“Hours after a gunman in an orange construction vest released two smoke grenades and fired at least 33 shots on an N train in Brooklyn, hundreds of police officers were searching Tuesday night for a 62-year-old man whom police officials have linked to the shooting,” the New York Times reported. “Detectives were seeking to question the man…about the attack at the 36th Street station in Sunset Park that injured at least 23 people, some of them children traveling to school.”
Was this a reference to New York’s crime-riddled streets and subways in the 1970s, prompting the emergence of fictional vigilantes like Paul Kersey (played by Charles Bronson in the Death Wish films) and actual ones like Bernhard Goetz? Was it an article pulled from the Times’ archives of the 1980s, when Mayors Koch and Dinkins stood helplessly by as the widely heralded “greatest city in the world” devolved into one giant crack den?
Nope, it’s a story from April 12, the date on which the horrific incident took place.
In between the New York of today and its counterpart in the Seventies and Eighties came a mayor named Rudy Giuliani, who transformed that giant crack den into one of the safest big cities in the world. His successor, Mike Bloomberg, did an admirable job holding serve, sufficiently preserving the greatness upon which Giuliani had built.
It was ‘Giuliani Time’. That phrase for too long was associated with the savage beating and torture police officers administered to Abner Louima. The victim claimed that as the officers beat and otherwise horrifically assaulted him, they shouted “it’s Giuliani time.” Subsequently, Louima admitted that claim was false. Of course, it doesn’t negate the severity of the officers’ offense, all of whom received heavy prison sentences, while Louima was awarded $8.75 million in a civil lawsuit against the city.
Without question, that incident and others like it deserve no place in civilized society. Law enforcement officers dishonor their badge when they commit such atrocities and deserve severe consequences under the rule of law. However, far too many New Yorkers and others throughout the country really do believe the cops shouted “it’s Giuliani time” as they pummeled Louima, and probably believe the then-Mayor was all for it.
Sadly, we’ve gone from one extreme to the other. Under the mayorship of the horrendous Bill de Blasio, police officers were essentially neutered. Their morale was shattered; many left the force altogether while others accepted offers from some of our nation’s bright young governors, such as South Dakota’s Kristi Noem to work there, where crimefighting still mattered.
In other major cities, though, shoplifters are no longer being prosecuted. Storeowners simply keep almost everything under lock and key, because the worst thing that would happen to a thief is to be scolded: “hey, that’s not yours, give it back!”
No criminal suspect should be brutally assaulted, as a jury concluded beyond a reasonable doubt the cops had done to Louima. But victims shouldn’t be handled with kid gloves, either. And bystanders shouldn’t whip out their phones and fancy themselves to be documentary filmmakers as they berate police in the line of duty.

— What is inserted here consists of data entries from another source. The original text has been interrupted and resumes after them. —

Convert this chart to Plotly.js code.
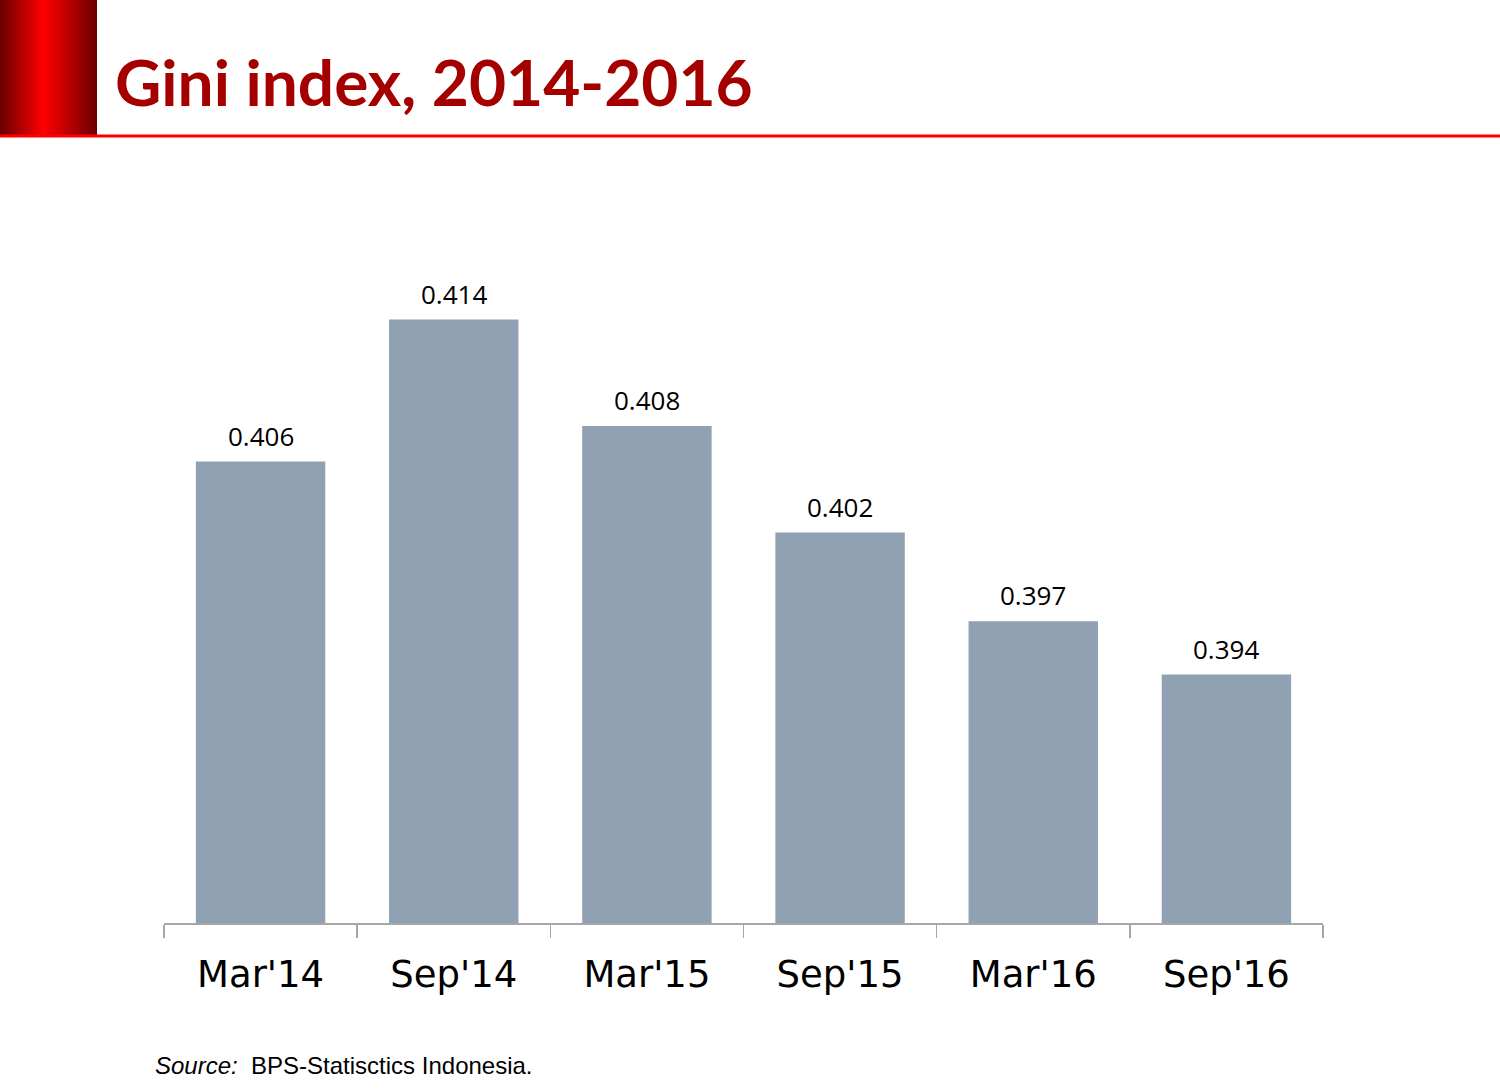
<!DOCTYPE html>
<html>
<head>
<meta charset="utf-8">
<script src="https://cdn.plot.ly/plotly-3.0.1.min.js"></script>
<style>
  html, body { margin: 0; padding: 0; background: #ffffff; }
  #chart { width: 1500px; height: 1089px; }
</style>
</head>
<body>
<div id="chart"></div>
<script>
// ---- Data ----
const categories = ["Mar'14", "Sep'14", "Mar'15", "Sep'15", "Mar'16", "Sep'16"];
const giniValues = [0.406, 0.414, 0.408, 0.402, 0.397, 0.394];
const valueLabels = ["0.406", "0.414", "0.408", "0.402", "0.397", "0.394"];
const chartTitle = "Gini index, 2014-2016";
const sourceText = "<i>Source:</i>  BPS-Statisctics Indonesia.";

// ---- Layout geometry (pixels) ----
const W = 1500, H = 1089;
const mL = 164, mR = 177, mT = 213, mB = 166;
const plotW = W - mL - mR, plotH = H - mT - mB;
const px2x = p => (p - mL) / plotW;
const py2y = p => (H - mB - p) / plotH;

const blockSvg = '<svg xmlns="http://www.w3.org/2000/svg" width="97" height="137" preserveAspectRatio="none">' +
  '<defs><linearGradient id="g" x1="0" y1="0" x2="1" y2="0">' +
  '<stop offset="0" stop-color="#6a0000"/><stop offset="0.45" stop-color="#ff0000"/><stop offset="1" stop-color="#6a0000"/>' +
  '</linearGradient></defs><rect width="97" height="137" fill="url(#g)"/></svg>';

const trace = {
  type: 'bar',
  x: categories,
  y: giniValues,
  marker: { color: '#90a1b3', line: { width: 0 } },
  hoverinfo: 'skip'
};

const labelAnnotations = categories.map((c, i) => ({
  x: c, y: giniValues[i], xref: 'x', yref: 'y',
  text: valueLabels[i], showarrow: false,
  yanchor: 'bottom', yshift: 6,
  font: { family: 'Open Sans, sans-serif', size: 26, color: '#000000' }
}));

const layout = {
  width: W, height: H,
  margin: { l: mL, r: mR, t: mT, b: mB },
  paper_bgcolor: '#ffffff',
  plot_bgcolor: '#ffffff',
  showlegend: false,
  bargap: 0.33,
  title: {
    text: '<b>' + chartTitle + '</b>',
    font: { family: 'Lato, sans-serif', size: 64, color: '#a50000' },
    xref: 'container', yref: 'container',
    x: 115 / W, xanchor: 'left',
    y: 1 - 84 / H, yanchor: 'middle'
  },
  xaxis: {
    type: 'category',
    showline: true, linecolor: '#a6a6a6', linewidth: 1.5,
    ticks: 'outside', tickson: 'boundaries', ticklen: 13, tickcolor: '#a6a6a6', tickwidth: 1.5,
    ticklabelstandoff: 18,
    tickfont: { family: 'DejaVu Sans, Verdana, sans-serif', size: 37, color: '#000000' },
    showgrid: false, zeroline: false, fixedrange: true
  },
  yaxis: {
    range: [0.38, 0.42],
    visible: false, showgrid: false, zeroline: false, fixedrange: true
  },
  shapes: [{
    type: 'line', xref: 'paper', yref: 'paper',
    x0: px2x(0), x1: px2x(W), y0: py2y(136), y1: py2y(136),
    line: { color: '#ff0000', width: 3 }
  }],
  images: [{
    source: 'data:image/svg+xml;charset=utf-8,' + encodeURIComponent(blockSvg),
    xref: 'paper', yref: 'paper',
    x: px2x(0), y: py2y(0), sizex: 97 / plotW, sizey: 137 / plotH,
    xanchor: 'left', yanchor: 'top', sizing: 'stretch', layer: 'above'
  }],
  annotations: labelAnnotations.concat([{
    text: sourceText, showarrow: false,
    xref: 'paper', yref: 'paper',
    x: px2x(153), xanchor: 'left',
    y: py2y(1065), yanchor: 'middle',
    font: { family: 'Liberation Sans Narrow, Arial Narrow, Liberation Sans, sans-serif', size: 24, color: '#000000' }
  }])
};

Plotly.newPlot('chart', [trace], layout, { staticPlot: true, displayModeBar: false });
</script>
</body>
</html>
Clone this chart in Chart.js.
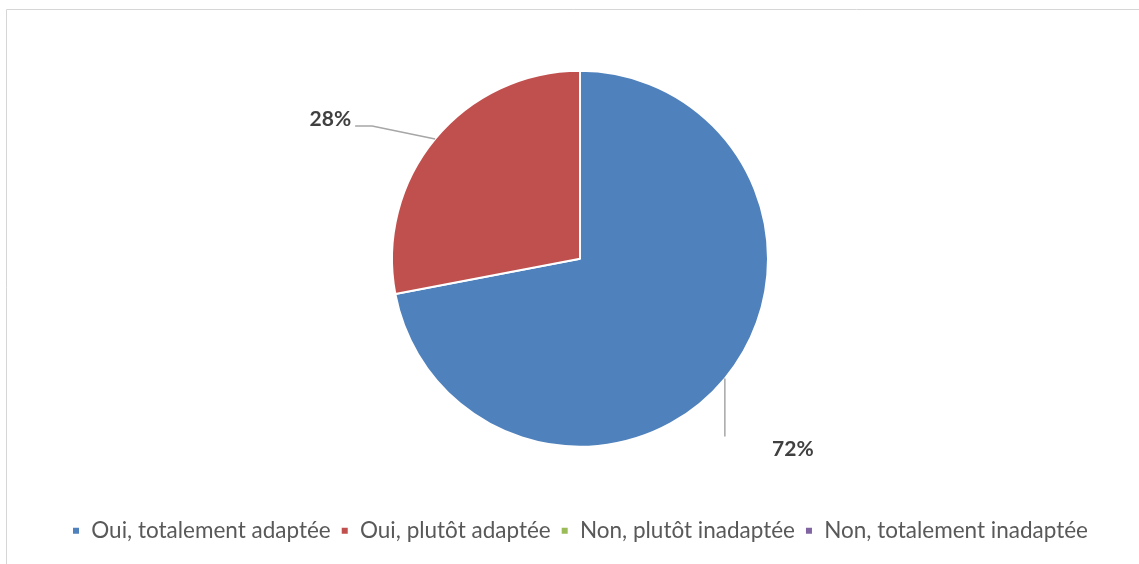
<!DOCTYPE html>
<html lang="fr">
<head>
<meta charset="utf-8">
<title>Adaptation</title>
<script src="https://cdn.jsdelivr.net/npm/chart.js@4/dist/chart.umd.min.js"></script>
<style>
  html, body { margin: 0; padding: 0; background: #fff; overflow: hidden; }
</style>
</head>
<body>
<canvas id="myChart" width="1139" height="564"></canvas>
<script>
const reponses = ['Oui, totalement adaptée', 'Oui, plutôt adaptée', 'Non, plutôt inadaptée', 'Non, totalement inadaptée'];
const pourcentages = [72, 28, 0, 0];
const couleurs = ['#4F81BD', '#C0504D', '#9BBB59', '#8064A2'];

// cadre gris clair autour du graphique
const cadre = {
  id: 'cadre',
  beforeDraw(chart) {
    const ctx = chart.ctx;
    ctx.save();
    ctx.fillStyle = '#fff';
    ctx.fillRect(0, 0, chart.width, chart.height);
    ctx.strokeStyle = '#d6d6d6';
    ctx.lineWidth = 1;
    ctx.beginPath();
    ctx.moveTo(6.5, chart.height + 5);
    ctx.lineTo(6.5, 9.5);
    ctx.lineTo(chart.width + 5, 9.5);
    ctx.stroke();
    ctx.restore();
  }
};

// étiquettes de pourcentage avec lignes de repère
const etiquettes = {
  id: 'etiquettes',
  afterDatasetsDraw(chart, args, opts) {
    const ctx = chart.ctx;
    const arcs = chart.getDatasetMeta(0).data;
    arcs.forEach((arc, i) => {
      const val = pourcentages[i];
      if (!val) return;
      const p = opts.positions[i];
      const mid = (arc.startAngle + arc.endAngle) / 2;
      const ex = arc.x + Math.cos(mid) * arc.outerRadius;
      const ey = arc.y + Math.sin(mid) * arc.outerRadius;
      ctx.save();
      ctx.strokeStyle = '#a6a6a6';
      ctx.lineWidth = 1.5;
      ctx.beginPath();
      ctx.moveTo(ex, ey);
      p.ligne.forEach(([dx, dy]) => ctx.lineTo(ex + dx, ey + dy));
      ctx.stroke();
      ctx.fillStyle = '#404040';
      ctx.font = 'bold 21px Lato';
      ctx.textAlign = p.align;
      ctx.textBaseline = 'middle';
      ctx.fillText(val + '%', ex + p.texte[0], ey + p.texte[1]);
      ctx.restore();
    });
  }
};

new Chart(document.getElementById('myChart'), {
  type: 'pie',
  data: {
    labels: reponses,
    datasets: [{
      data: pourcentages,
      backgroundColor: couleurs,
      borderColor: '#ffffff',
      borderWidth: 2
    }]
  },
  options: {
    responsive: false,
    animation: false,
    radius: 188,
    layout: { padding: { top: 8, bottom: 12, left: 21, right: 0 } },
    plugins: {
      tooltip: { enabled: false },
      legend: {
        position: 'bottom',
        labels: {
          boxWidth: 8,
          boxHeight: 8,
          padding: 10,
          color: '#595959',
          font: { family: 'Lato', size: 22.5 }
        }
      },
      etiquettes: {
        positions: [
          { ligne: [[0, 58]], texte: [68, 71], align: 'center' },
          { ligne: [[-63, -13], [-80, -13]], texte: [-84, -20], align: 'right' }
        ]
      }
    }
  },
  plugins: [cadre, etiquettes]
});
</script>
</body>
</html>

Granted, we should return to neighborhood policing, rather than cops showing up after the fact dressed in combat gear as if they’re under attack by chemical weapons, but that alone won’t stop subway shooters, business robberies, and other lawbreaking outside the particular community being policed.
Criminals smell weakness. They know they won’t be handcuffed literally as long as the police are figuratively.
Forcing New York’s Finest to fight crime like pacifist creampuffs, or encouraging them to commit brutality upon their victims is not a binary choice. There are several levels in between. And with choices come consequences. At times, the police may be a little too rough physically, and quite often, verbally they behave like absolute jerks (I’m thinking of much stronger adjectives, but decency curbs me from disclosing them). And if for whatever reason, to an arresting officer you happen to look like a thug even if you’re not, you may find yourself unjustly harassed. But the tradeoff is that our streets, stores, and subways will be safer.
Catholic school alumni often recall stories of how nuns would beat them on the knuckles with rulers. That may not be an ideal teaching method, but it probably prevented chaos and anarchy in the classrooms and corridors. In stark contrast, substitute teachers often get abused by students and are often powerless to do anything about it.
Forcing our citizens to go out of their way to act nice and overly respectful when the police walk or drive by may seem like an abuse of our civil liberties.
But the city will be safer.
Americans ought to do a gut check and ask themselves: what’s most important to you in an attorney general or a police commissioner: fighting crime or treating citizens with respect? Of course, we want both, but given the choice, which one of these qualities most prominently comes to mind?
Here in Florida, when attending a ballgame or a concert, the police are usually super-friendly and tend to joke with the crowd as they file into the arenas. In the New York Metropolitan area, I remember cops barking at the crowd, treating them like a drill sergeant might treat new military recruits in boot camp. That’s not very pleasant.
But I’ll take an odious obnoxious cop over a subway shooter anytime.
Bronson’s dead and Goetz is pushing 75, but another vigilante is likely to emerge.
Or, we can elect another Rudy Giuliani.
Maybe Mayor Eric Adams will rise to the occasion. We’ll see.